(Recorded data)
:::::
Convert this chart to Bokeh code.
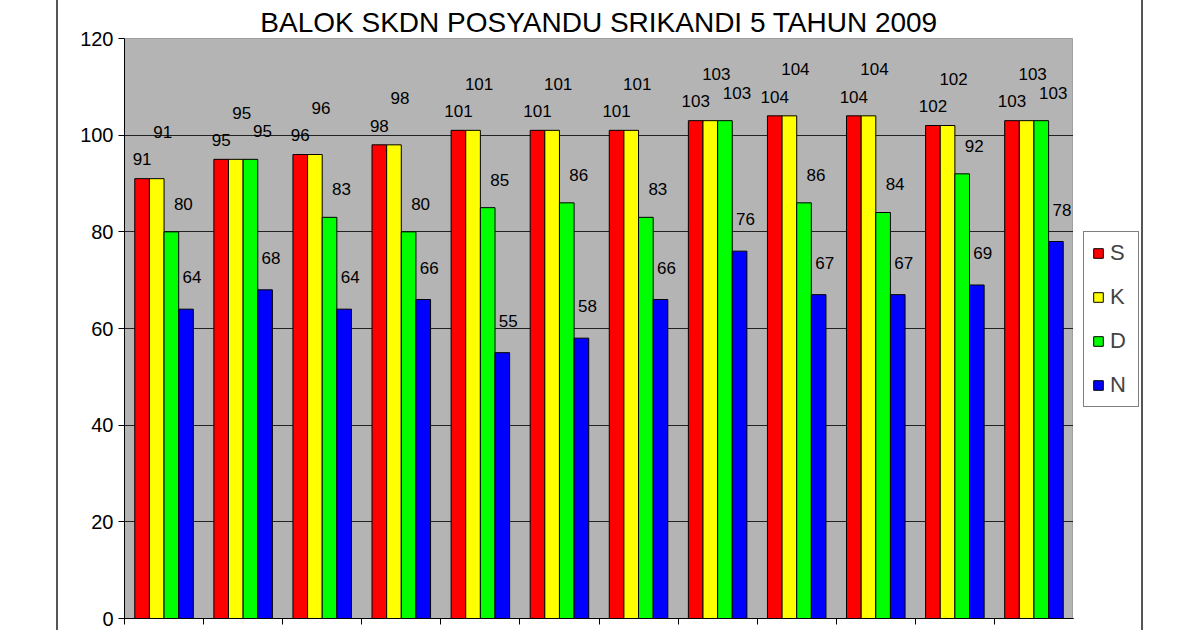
from bokeh.plotting import figure
from bokeh.models import ColumnDataSource, FixedTicker, Legend, LegendItem, Div, Spacer
from bokeh.layouts import row
from bokeh.transform import dodge
from bokeh.embed import file_html
from bokeh.resources import INLINE
from bokeh.core.properties import value

# ---- data ----
months = ["Jan", "Feb", "Mar", "Apr", "Mei", "Jun", "Jul", "Agt", "Sep", "Okt", "Nov", "Des"]
series = ["S", "K", "D", "N"]
S = [91, 95, 96, 98, 101, 101, 101, 103, 104, 104, 102, 103]
K = [91, 95, 96, 98, 101, 101, 101, 103, 104, 104, 102, 103]
D = [80, 95, 83, 80, 85, 86, 83, 103, 86, 84, 92, 103]
N = [64, 68, 64, 66, 55, 58, 66, 76, 67, 67, 69, 78]
y_ticks = [0, 20, 40, 60, 80, 100, 120]
title_text = "BALOK SKDN POSYANDU SRIKANDI 5 TAHUN 2009"

colors = ["#ff0000", "#ffff00", "#00ff00", "#0000ff"]
FONT = "Liberation Sans"

data = {"x": [i + 0.5 for i in range(len(months))], "month": months,
        "S": S, "K": K, "D": D, "N": N}
label_lift = {"S": 4.0, "K": 9.6, "D": 5.8, "N": 6.6}
label_dx = {"S": 0, "K": 6, "D": 12, "N": 6}
for s in series:
    data["ly_" + s] = [v + label_lift[s] for v in data[s]]
    data["lt_" + s] = [str(v) for v in data[s]]
src = ColumnDataSource(data)

FIG_H = 630
p = figure(width=1015, height=FIG_H, x_range=(0, 12), y_range=(0, 120),
           output_backend="svg", toolbar_location=None,
           min_border_left=66, min_border_right=0, min_border_top=38, min_border_bottom=12)

p.title.text = title_text
p.title.align = "center"
p.title.text_font = FONT
p.title.text_font_size = "28px"
p.title.text_font_style = "normal"
p.title.text_color = "black"
p.title.standoff = 2

p.background_fill_color = "#b4b4b4"
p.border_fill_color = "white"
p.outline_line_color = "#a0a0a0"

bw = 0.185
offs = [-1.5 * bw, -0.5 * bw, 0.5 * bw, 1.5 * bw]
for s, c, o in zip(series, colors, offs):
    p.vbar(x=dodge("x", o), top=s, width=bw, bottom=0, source=src,
           fill_color=c, line_color="black", line_width=1)
    p.text(x=dodge("x", o), y="ly_" + s, text="lt_" + s, source=src,
           x_offset=label_dx[s], text_align="center", text_baseline="middle",
           text_font=value(FONT), text_font_size="17px", text_color="black")

p.yaxis.ticker = FixedTicker(ticks=y_ticks)
p.yaxis.major_label_text_font = FONT
p.yaxis.major_label_text_font_size = "20px"
p.yaxis.major_label_text_color = "black"
p.yaxis.major_tick_in = 0
p.yaxis.major_tick_out = 6
p.yaxis.minor_tick_line_color = None
p.yaxis.axis_line_color = "black"
p.yaxis.major_tick_line_color = "black"

p.xaxis.ticker = FixedTicker(ticks=list(range(len(months) + 1)))
p.xaxis.major_label_overrides = {i: "" for i in range(len(months) + 1)}
p.xaxis.major_tick_in = 0
p.xaxis.major_tick_out = 6
p.xaxis.minor_tick_line_color = None
p.xaxis.axis_line_color = "black"
p.xaxis.major_tick_line_color = "black"

p.xgrid.grid_line_color = None
p.ygrid.ticker = FixedTicker(ticks=y_ticks)
p.ygrid.grid_line_color = "#222222"
p.ygrid.grid_line_width = 1

# legend in its own small panel to the right of the plot area
lf = figure(width=68, height=FIG_H, x_range=(0, 1), y_range=(0, 1),
            output_backend="svg", toolbar_location=None,
            x_axis_type=None, y_axis_type=None,
            min_border_left=0, min_border_right=0, min_border_top=0, min_border_bottom=0)
lf.outline_line_color = None
lf.background_fill_color = "white"
lf.border_fill_color = "white"
lf.xgrid.grid_line_color = None
lf.ygrid.grid_line_color = None
# proxy bars placed far outside the visible range, only used for legend swatches
lrs = [lf.vbar(x=[-50], top=[-50], bottom=[-60], width=0.1, fill_color=c, line_color="black")
       for c in colors]
legend = Legend(items=[LegendItem(label=s, renderers=[r]) for s, r in zip(series, lrs)],
                location=(10, 211), orientation="vertical",
                glyph_width=12, glyph_height=12, label_standoff=6,
                label_text_font=FONT, label_text_font_size="22px",
                spacing=18, padding=8, margin=0,
                border_line_color="black", border_line_width=1,
                background_fill_color="white", background_fill_alpha=1)
lf.add_layout(legend)

left_pad = Spacer(width=56, height=FIG_H)
edge_l = Div(text="", width=2, height=FIG_H, margin=0, styles={"background-color": "#555555"})
edge_r = Div(text="", width=2, height=FIG_H, margin=0, styles={"background-color": "#555555"})
layout = row(left_pad, edge_l, p, lf, edge_r, spacing=0)
open("out.html", "w").write(file_html(layout, INLINE))
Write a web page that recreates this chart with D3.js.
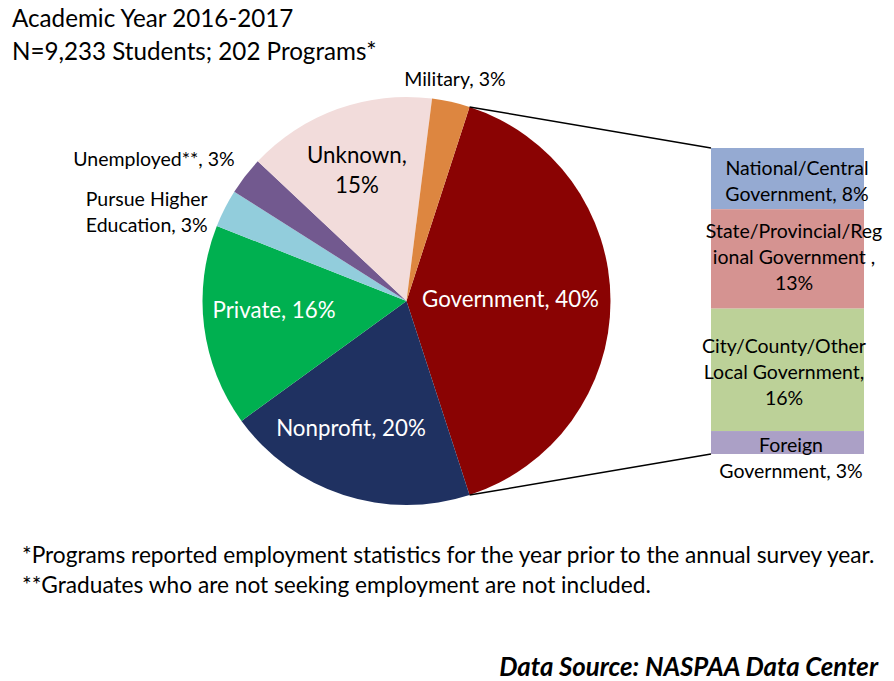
<!DOCTYPE html>
<html><head><meta charset="utf-8">
<script src="https://cdn.jsdelivr.net/npm/d3@7"></script>
<style>
html,body{margin:0;padding:0;background:#fff;}
text{font-family:Lato,"Open Sans",sans-serif;}
</style></head>
<body><svg id="c" width="894" height="681"></svg>
<script>
const categories = ["Government", "Nonprofit", "Private", "Pursue Higher Education", "Unemployed**", "Unknown", "Military"];
const values = [40, 20, 16, 3, 3, 15, 3];
const labelLines = [["Government, 40%"], ["Nonprofit, 20%"], ["Private, 16%"], ["Pursue Higher", "Education, 3%"], ["Unemployed**, 3%"], ["Unknown,", "15%"], ["Military, 3%"]];
const colors = ["#8A0303", "#1F3161", "#00B050", "#92CDDC", "#72598F", "#F2DCDB", "#DD8640"];

const govCategories = ["National/Central Government", "State/Provincial/Regional Government", "City/County/Other Local Government", "Foreign Government"];
const govValues = [8, 13, 16, 3];
const govLabelLines = [["National/Central", "Government, 8%"], ["State/Provincial/Reg", "ional Government ,", "13%"], ["City/County/Other", "Local Government,", "16%"], ["Foreign", "Government, 3%"]];
const govColors = ["#95AAD2", "#D59391", "#BCD198", "#ABA0C6"];

const titleLines = ["Academic Year 2016-2017", "N=9,233 Students; 202 Programs*"];
const footnotes = ["*Programs reported employment statistics for the year prior to the annual survey year.", "**Graduates who are not seeking employment are not included."];
const source = "Data Source: NASPAA Data Center";

const svg = d3.select("#c");
const cx = 406.5, cy = 301, R = 204;
const deg = Math.PI / 180;
const start = 18 * deg;

const pie = d3.pie().sort(null).value(d => d).startAngle(start).endAngle(start + 2 * Math.PI);
const arcs = pie(values);
const arc = d3.arc().innerRadius(0).outerRadius(R);

const g = svg.append("g").attr("transform", `translate(${cx},${cy})`);
g.selectAll("path").data(arcs).join("path")
  .attr("d", arc).attr("fill", (d, i) => colors[i]);

// connector lines
const gov = arcs[0];
const polar = (a, r) => [Math.sin(a) * r, -Math.cos(a) * r];
const y = d3.scaleLinear().domain([0, d3.sum(govValues)]).range([148, 454]);
const bx0 = 711, bx1 = 864;
const p0 = polar(gov.startAngle, R), p1 = polar(gov.endAngle, R);
svg.append("line").attr("x1", cx + p0[0]).attr("y1", cy + p0[1]).attr("x2", bx0).attr("y2", y(0)).attr("stroke", "#000").attr("stroke-width", 1.5);
svg.append("line").attr("x1", cx + p1[0]).attr("y1", cy + p1[1]).attr("x2", bx0).attr("y2", y(d3.sum(govValues))).attr("stroke", "#000").attr("stroke-width", 1.5);

// bar
let cum = 0;
const segs = govValues.map((v, i) => { const s = { v, i, y0: cum, y1: cum + v }; cum += v; return s; });
svg.selectAll("rect.seg").data(segs).join("rect").attr("class", "seg")
  .attr("x", bx0).attr("width", bx1 - bx0)
  .attr("y", d => y(d.y0)).attr("height", d => y(d.y1) - y(d.y0))
  .attr("fill", d => govColors[d.i]);

// bar labels
const govLabelPos = [{x: 797, y: 175}, {x: 794, y: 238}, {x: 784, y: 353}, {x: 791, y: 452}];
const lh = 25.8;
segs.forEach((s, i) => {
  const t = svg.append("text").attr("text-anchor", "middle").attr("font-size", 19.5).attr("fill", "#000");
  govLabelLines[i].forEach((ln, j) => t.append("tspan").attr("x", govLabelPos[i].x).attr("y", govLabelPos[i].y + j * lh).text(ln));
});

// pie labels: radial placement + small adjustments
const place = [
  {r: 104, dx: 0, dy: 6, fill: "#fff", size: 22.3, lh: 30},
  {r: 136, dx: -13.5, dy: 6, fill: "#fff", size: 22.3, lh: 30},
  {r: 138, dx: 4.5, dy: 0, fill: "#fff", size: 22.3, lh: 30},
  {r: 250, dx: -37, dy: 31.5, fill: "#000", size: 19.5, lh: 26},
  {r: 250, dx: -55, dy: 18.5, fill: "#000", size: 19.5, lh: 26},
  {r: 133, dx: -4.5, dy: 2, fill: "#000", size: 22.3, lh: 30},
  {r: 222, dx: 0, dy: 1.5, fill: "#000", size: 19.5, lh: 26}
];
arcs.forEach((a, i) => {
  const m = (a.startAngle + a.endAngle) / 2;
  const p = polar(m, place[i].r);
  const lines = labelLines[i];
  const x = cx + p[0] + place[i].dx;
  const y0 = cy + p[1] + place[i].dy - (lines.length - 1) * place[i].lh / 2;
  const t = svg.append("text").attr("text-anchor", "middle").attr("font-size", place[i].size).attr("fill", place[i].fill);
  lines.forEach((ln, j) => t.append("tspan").attr("x", x).attr("y", y0 + j * place[i].lh).text(ln));
});

// titles
titleLines.forEach((ln, j) => svg.append("text").attr("x", 12).attr("y", 27 + j * 33).attr("font-size", 24.2).attr("fill", "#000").text(ln));
footnotes.forEach((ln, j) => svg.append("text").attr("x", 22).attr("y", 563 + j * 30).attr("font-size", 22.7).attr("fill", "#000").text(ln));
svg.append("text").attr("x", 878).attr("y", 676).attr("text-anchor", "end").attr("font-size", 25.8)
  .attr("font-weight", "bold").attr("font-style", "italic").attr("fill", "#000").text(source);
</script></body></html>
:::::
#### [Requirement]
Exactly and only the lines from the top of the records down to the line containing "from bokeh.core.properties import value" should be transcribed, please, without the pictures.

#### [Answer in full]
Convert this chart to Bokeh code.
from bokeh.plotting import figure
from bokeh.models import ColumnDataSource, FixedTicker, Legend, LegendItem, Div, Spacer
from bokeh.layouts import row
from bokeh.transform import dodge
from bokeh.embed import file_html
from bokeh.resources import INLINE
from bokeh.core.properties import value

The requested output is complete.